I reckon you should do 64.xx for 10 miles and there were three runners from 62:30 to 65:08 which is slim. By comparison, Cabbage Patch 10 which has to be on your doorstep, had 19 64.xx runners.
Bus, I'm racing tomorrow At Cabbage Patch and I think Dachs is as well. I know Alex Miller is there as well and just pulled up Alex and Dach's head-to-head: any guesses? It is 8-0 to Miller: I would have thought Dachs would have a few wins.
As hard as I can is always an A race. That is what an A race means. B races are fairly easy to keep a lid on, so something like Maidenhead Half was a B and I was happy to run round in 1:24 which is harder than a tempo but not balls out. Doing 1;24 for a solo 13 is hard though.
B races are a little about putting the ego to one side. Of course, I race 50+ times a year so there are a lot of B races and it isn't like saying you do 2 A races and a handful of B races each year: it is a few A races and a bucket-load of B races.

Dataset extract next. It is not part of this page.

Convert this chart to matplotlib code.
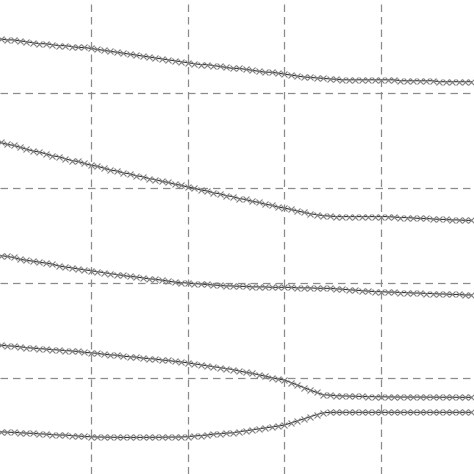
import numpy as np
import matplotlib.pyplot as plt

# sample positions (15 samples per grid cell)
x = np.arange(1, 75) / 15.0

# values, top curve first
curve_a = [4.57, 4.56, 4.56, 4.55, 4.54, 4.53, 4.52, 4.52, 4.51, 4.50, 4.50, 4.49, 4.48, 4.48, 4.47,
           4.46, 4.45, 4.44, 4.43, 4.42, 4.41, 4.40, 4.39, 4.38, 4.37, 4.36, 4.35, 4.34, 4.33, 4.32,
           4.31, 4.30, 4.30, 4.29, 4.28, 4.27, 4.26, 4.26, 4.25, 4.24, 4.23, 4.22, 4.22, 4.21, 4.20,
           4.19, 4.18, 4.17, 4.165, 4.16, 4.155, 4.15, 4.145, 4.14, 4.14, 4.14, 4.14, 4.14, 4.14, 4.14,
           4.14, 4.14, 4.13, 4.13, 4.13, 4.13, 4.13, 4.13, 4.12, 4.12, 4.12, 4.12, 4.12, 4.12]
curve_b = [3.48, 3.46, 3.45, 3.43, 3.41, 3.39, 3.38, 3.36, 3.34, 3.33, 3.31, 3.29, 3.28, 3.26, 3.24,
           3.23, 3.21, 3.19, 3.18, 3.16, 3.15, 3.13, 3.12, 3.10, 3.09, 3.07, 3.06, 3.04, 3.03, 3.01,
           3.00, 2.98, 2.97, 2.95, 2.94, 2.92, 2.91, 2.89, 2.88, 2.86, 2.85, 2.83, 2.82, 2.80, 2.79,
           2.775, 2.76, 2.745, 2.73, 2.72, 2.71, 2.705, 2.70, 2.70, 2.70, 2.70, 2.70, 2.70, 2.70, 2.70,
           2.70, 2.695, 2.69, 2.69, 2.685, 2.68, 2.68, 2.675, 2.67, 2.67, 2.665, 2.665, 2.66, 2.66]
curve_c = [2.29, 2.28, 2.27, 2.25, 2.24, 2.23, 2.22, 2.21, 2.20, 2.18, 2.17, 2.16, 2.15, 2.14, 2.13,
           2.12, 2.11, 2.10, 2.09, 2.08, 2.07, 2.065, 2.055, 2.045, 2.04, 2.03, 2.02, 2.01, 2.005, 2.00,
           1.995, 1.99, 1.985, 1.98, 1.975, 1.97, 1.97, 1.965, 1.965, 1.96, 1.96, 1.96, 1.955, 1.955, 1.955,
           1.955, 1.95, 1.95, 1.95, 1.945, 1.945, 1.944, 1.94, 1.935, 1.93, 1.925, 1.92, 1.915, 1.91, 1.91,
           1.905, 1.905, 1.90, 1.90, 1.895, 1.895, 1.89, 1.89, 1.885, 1.885, 1.88, 1.88, 1.875, 1.875]
curve_d = [1.345, 1.34, 1.335, 1.33, 1.32, 1.315, 1.31, 1.305, 1.30, 1.295, 1.29, 1.285, 1.28, 1.27, 1.266,
           1.26, 1.25, 1.245, 1.24, 1.23, 1.225, 1.22, 1.21, 1.205, 1.20, 1.19, 1.185, 1.175, 1.17, 1.16,
           1.15, 1.14, 1.13, 1.12, 1.11, 1.10, 1.09, 1.075, 1.06, 1.05, 1.035, 1.02, 1.005, 0.99, 0.98,
           0.953, 0.927, 0.90, 0.874, 0.848, 0.825, 0.82, 0.815, 0.812, 0.81, 0.808, 0.806, 0.805, 0.804, 0.803,
           0.802, 0.801, 0.80, 0.80, 0.80, 0.80, 0.799, 0.799, 0.798, 0.798, 0.798, 0.797, 0.797, 0.797]
curve_e = [0.435, 0.43, 0.428, 0.425, 0.42, 0.418, 0.413, 0.41, 0.405, 0.40, 0.40, 0.395, 0.39, 0.385, 0.382,
           0.38, 0.378, 0.377, 0.376, 0.375, 0.375, 0.375, 0.375, 0.376, 0.376, 0.377, 0.378, 0.379, 0.38, 0.382,
           0.39, 0.395, 0.40, 0.41, 0.415, 0.42, 0.424, 0.435, 0.445, 0.455, 0.465, 0.475, 0.485, 0.495, 0.505,
           0.527, 0.549, 0.571, 0.593, 0.615, 0.635, 0.638, 0.639, 0.639, 0.639, 0.639, 0.639, 0.639, 0.639, 0.639,
           0.639, 0.639, 0.639, 0.639, 0.639, 0.639, 0.639, 0.639, 0.639, 0.639, 0.639, 0.639, 0.639, 0.639]

fig = plt.figure(figsize=(4.74, 4.74), dpi=100)
ax = fig.add_axes([0, 0, 1, 1])

for y in (curve_a, curve_b, curve_c, curve_d, curve_e):
    ax.plot(x, y, color='#333333', linewidth=0.8, marker='x', markersize=5,
            markeredgewidth=0.8, markeredgecolor='#808080')

ax.set_xlim(0.06, 4.96)
ax.set_ylim(-0.01, 4.98)
ax.set_xticks([1, 2, 3, 4])
ax.set_yticks([1, 2, 3, 4])
ax.grid(True, color='#8c8c8c', linestyle=(0, (6, 4)), linewidth=0.9)
ax.tick_params(length=0, labelbottom=False, labelleft=False)
for s in ax.spines.values():
    s.set_visible(False)

fig.savefig('out.png', dpi=100)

The whole thing with sessions and B races is that they are all the same thing. It is shown that we can peak for a period and the first thing you need to do is choose when this is to be. For track athletes it is easy as the major champs come round in a nice pattern but for us it is harder so you maybe pick a spring marathon and a fast autumn road race. Once you have that period as a target (and it may be one race or a series of races over 4 to 6 weeks) it is easy. This is the A race and everything else is training for it. For me, a B race is better than a session as I find it hard to bury myslef in a solo session but can give 95% in a B race. Last winter I used the whole XC series instead of doing MP pace runs so XC race Sunday, long Tuesday and medium Thursday.